__STATED PROBLEM__
Copy exactly, please, the lines of the data from its start through the line containing "from matplotlib.colors import".

__AVAILABLE DATA__

Start

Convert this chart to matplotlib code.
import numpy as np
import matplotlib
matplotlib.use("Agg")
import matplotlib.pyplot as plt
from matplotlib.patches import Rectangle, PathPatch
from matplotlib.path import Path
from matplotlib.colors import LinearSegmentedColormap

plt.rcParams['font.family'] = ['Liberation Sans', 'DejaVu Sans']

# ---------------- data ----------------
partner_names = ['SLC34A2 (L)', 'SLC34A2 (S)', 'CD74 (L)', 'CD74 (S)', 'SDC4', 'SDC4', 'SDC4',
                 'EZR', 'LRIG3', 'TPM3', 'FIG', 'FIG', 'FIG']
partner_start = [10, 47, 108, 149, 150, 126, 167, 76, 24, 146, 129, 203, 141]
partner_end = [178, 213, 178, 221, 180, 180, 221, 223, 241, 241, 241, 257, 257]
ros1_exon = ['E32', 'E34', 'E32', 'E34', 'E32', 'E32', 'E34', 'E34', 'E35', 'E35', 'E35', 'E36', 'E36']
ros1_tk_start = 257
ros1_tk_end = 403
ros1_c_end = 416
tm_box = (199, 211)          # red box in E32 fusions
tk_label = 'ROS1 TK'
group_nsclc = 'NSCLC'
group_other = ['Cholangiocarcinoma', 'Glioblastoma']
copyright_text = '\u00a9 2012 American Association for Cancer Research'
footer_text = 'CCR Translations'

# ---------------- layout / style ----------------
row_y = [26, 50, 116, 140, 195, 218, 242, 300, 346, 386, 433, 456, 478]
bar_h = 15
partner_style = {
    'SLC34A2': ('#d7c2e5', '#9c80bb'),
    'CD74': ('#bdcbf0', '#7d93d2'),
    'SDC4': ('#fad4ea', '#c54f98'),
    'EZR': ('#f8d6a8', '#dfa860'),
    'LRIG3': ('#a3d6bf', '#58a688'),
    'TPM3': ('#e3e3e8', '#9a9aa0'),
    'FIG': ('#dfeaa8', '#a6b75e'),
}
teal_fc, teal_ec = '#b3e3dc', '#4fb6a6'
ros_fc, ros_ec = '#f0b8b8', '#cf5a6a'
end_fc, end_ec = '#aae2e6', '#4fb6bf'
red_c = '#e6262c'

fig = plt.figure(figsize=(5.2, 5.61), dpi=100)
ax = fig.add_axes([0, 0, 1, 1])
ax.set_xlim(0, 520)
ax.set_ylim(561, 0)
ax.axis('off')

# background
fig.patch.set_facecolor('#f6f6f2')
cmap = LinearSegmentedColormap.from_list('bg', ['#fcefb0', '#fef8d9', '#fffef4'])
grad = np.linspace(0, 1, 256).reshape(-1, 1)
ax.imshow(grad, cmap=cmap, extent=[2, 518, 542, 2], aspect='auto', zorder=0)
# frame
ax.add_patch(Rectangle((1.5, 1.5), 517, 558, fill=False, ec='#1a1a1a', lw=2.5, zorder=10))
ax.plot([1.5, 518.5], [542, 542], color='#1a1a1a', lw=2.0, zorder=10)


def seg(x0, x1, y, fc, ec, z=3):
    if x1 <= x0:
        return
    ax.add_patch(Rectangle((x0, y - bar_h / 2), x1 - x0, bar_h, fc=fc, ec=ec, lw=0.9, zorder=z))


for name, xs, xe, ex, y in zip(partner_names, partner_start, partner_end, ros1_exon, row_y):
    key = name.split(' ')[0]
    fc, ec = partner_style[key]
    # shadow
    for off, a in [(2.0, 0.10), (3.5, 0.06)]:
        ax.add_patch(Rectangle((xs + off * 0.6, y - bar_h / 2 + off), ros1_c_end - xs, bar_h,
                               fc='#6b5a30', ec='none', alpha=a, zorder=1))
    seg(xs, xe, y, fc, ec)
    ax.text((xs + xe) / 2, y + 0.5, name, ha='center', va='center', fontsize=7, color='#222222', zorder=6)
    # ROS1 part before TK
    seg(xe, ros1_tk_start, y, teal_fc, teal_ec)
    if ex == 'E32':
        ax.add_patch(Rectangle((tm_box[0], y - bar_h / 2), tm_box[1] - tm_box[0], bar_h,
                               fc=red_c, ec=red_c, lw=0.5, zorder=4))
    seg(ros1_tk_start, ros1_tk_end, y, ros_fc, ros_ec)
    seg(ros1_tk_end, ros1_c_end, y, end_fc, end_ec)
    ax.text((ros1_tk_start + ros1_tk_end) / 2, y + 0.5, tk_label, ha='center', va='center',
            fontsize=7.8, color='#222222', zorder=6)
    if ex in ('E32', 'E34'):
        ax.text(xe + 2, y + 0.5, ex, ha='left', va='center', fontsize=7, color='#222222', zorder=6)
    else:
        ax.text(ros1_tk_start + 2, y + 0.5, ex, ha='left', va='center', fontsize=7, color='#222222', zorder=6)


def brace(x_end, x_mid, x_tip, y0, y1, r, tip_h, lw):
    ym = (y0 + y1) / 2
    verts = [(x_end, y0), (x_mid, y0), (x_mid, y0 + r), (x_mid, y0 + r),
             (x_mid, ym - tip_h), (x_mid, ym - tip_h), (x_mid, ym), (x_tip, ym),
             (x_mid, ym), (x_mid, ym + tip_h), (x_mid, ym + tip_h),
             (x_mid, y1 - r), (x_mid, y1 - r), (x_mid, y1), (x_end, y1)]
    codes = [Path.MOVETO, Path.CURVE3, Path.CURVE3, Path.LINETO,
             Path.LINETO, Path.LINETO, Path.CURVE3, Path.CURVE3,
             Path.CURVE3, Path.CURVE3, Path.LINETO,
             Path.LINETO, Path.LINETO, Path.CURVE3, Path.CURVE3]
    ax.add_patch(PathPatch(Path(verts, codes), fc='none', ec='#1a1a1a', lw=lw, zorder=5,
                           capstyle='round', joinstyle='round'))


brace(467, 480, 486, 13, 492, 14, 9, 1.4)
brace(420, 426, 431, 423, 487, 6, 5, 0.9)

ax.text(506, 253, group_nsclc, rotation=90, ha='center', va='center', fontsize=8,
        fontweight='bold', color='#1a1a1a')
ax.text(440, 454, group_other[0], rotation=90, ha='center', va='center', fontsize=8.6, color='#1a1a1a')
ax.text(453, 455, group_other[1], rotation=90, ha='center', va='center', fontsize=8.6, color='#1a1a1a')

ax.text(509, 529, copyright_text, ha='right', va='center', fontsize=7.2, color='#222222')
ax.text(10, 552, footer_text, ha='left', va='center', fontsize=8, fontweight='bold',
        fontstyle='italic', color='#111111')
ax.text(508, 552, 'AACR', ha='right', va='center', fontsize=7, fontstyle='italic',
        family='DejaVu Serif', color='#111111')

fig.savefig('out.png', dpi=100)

End

__RESULT__
Convert this chart to matplotlib code.
import numpy as np
import matplotlib
matplotlib.use("Agg")
import matplotlib.pyplot as plt
from matplotlib.patches import Rectangle, PathPatch
from matplotlib.path import Path
from matplotlib.colors import LinearSegmentedColormap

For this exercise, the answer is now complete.